Supplied material:
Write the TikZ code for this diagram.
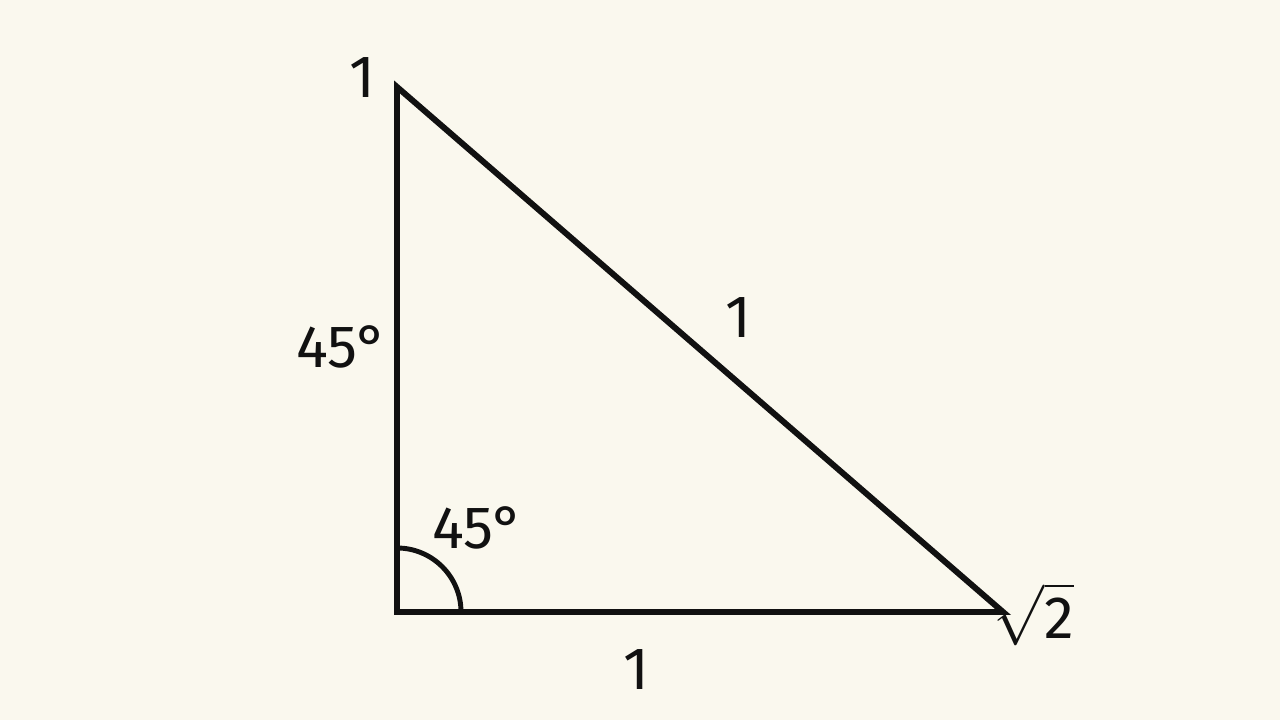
\documentclass[tikz,border=0pt]{standalone}
\usepackage{fontspec}
\setmainfont{Fira Sans}
\usepackage{amsmath}
\usepackage{xcolor}
\usetikzlibrary{calc}
\definecolor{paper}{HTML}{FAF8EE}
\definecolor{ink}{HTML}{111111}
\tikzset{
  side/.style={draw=ink, line width=1.7pt, line cap=round, line join=miter},
  ang/.style={draw=ink, line width=1.4pt},
  lab/.style={text=ink, font=\fontsize{17}{20}\selectfont, inner sep=0pt},
}

\begin{document}
\begin{tikzpicture}
  \fill[paper] (0,0) rectangle (12.8,7.2);
  \useasboundingbox (0,0) rectangle (12.8,7.2);
  \def\ra{0.64}
  \coordinate (A) at (3.97,6.33);
  \coordinate (B) at (3.97,1.08);
  \coordinate (C) at (10.03,1.08);
  \draw[ang] ($(B)+(\ra,0)$) arc (0:90:\ra); % right angle mark
  \draw[side] (A)--(B)--(C)--cycle;
  \node[lab] (topone) at (3.62,6.42) {1};
  \node[lab] (leftang) at (3.42,3.73) {45°};
  \node[lab] (hypone) at (7.38,4.02) {1};
  \node[lab] (rightang) at (4.78,1.92) {45°};
  \node[lab] (roottwo) at (10.34,1.06) {$\sqrt{\text{2}}$};
  \node[lab] (baseone) at (6.36,0.50) {1};
\end{tikzpicture}
\end{document}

Written exercise: Reproduce the full listing above verbatim, with no pictures included.

The answer:
Write the TikZ code for this diagram.
\documentclass[tikz,border=0pt]{standalone}
\usepackage{fontspec}
\setmainfont{Fira Sans}
\usepackage{amsmath}
\usepackage{xcolor}
\usetikzlibrary{calc}
\definecolor{paper}{HTML}{FAF8EE}
\definecolor{ink}{HTML}{111111}
\tikzset{
  side/.style={draw=ink, line width=1.7pt, line cap=round, line join=miter},
  ang/.style={draw=ink, line width=1.4pt},
  lab/.style={text=ink, font=\fontsize{17}{20}\selectfont, inner sep=0pt},
}

\begin{document}
\begin{tikzpicture}
  \fill[paper] (0,0) rectangle (12.8,7.2);
  \useasboundingbox (0,0) rectangle (12.8,7.2);
  \def\ra{0.64}
  \coordinate (A) at (3.97,6.33);
  \coordinate (B) at (3.97,1.08);
  \coordinate (C) at (10.03,1.08);
  \draw[ang] ($(B)+(\ra,0)$) arc (0:90:\ra); % right angle mark
  \draw[side] (A)--(B)--(C)--cycle;
  \node[lab] (topone) at (3.62,6.42) {1};
  \node[lab] (leftang) at (3.42,3.73) {45°};
  \node[lab] (hypone) at (7.38,4.02) {1};
  \node[lab] (rightang) at (4.78,1.92) {45°};
  \node[lab] (roottwo) at (10.34,1.06) {$\sqrt{\text{2}}$};
  \node[lab] (baseone) at (6.36,0.50) {1};
\end{tikzpicture}
\end{document}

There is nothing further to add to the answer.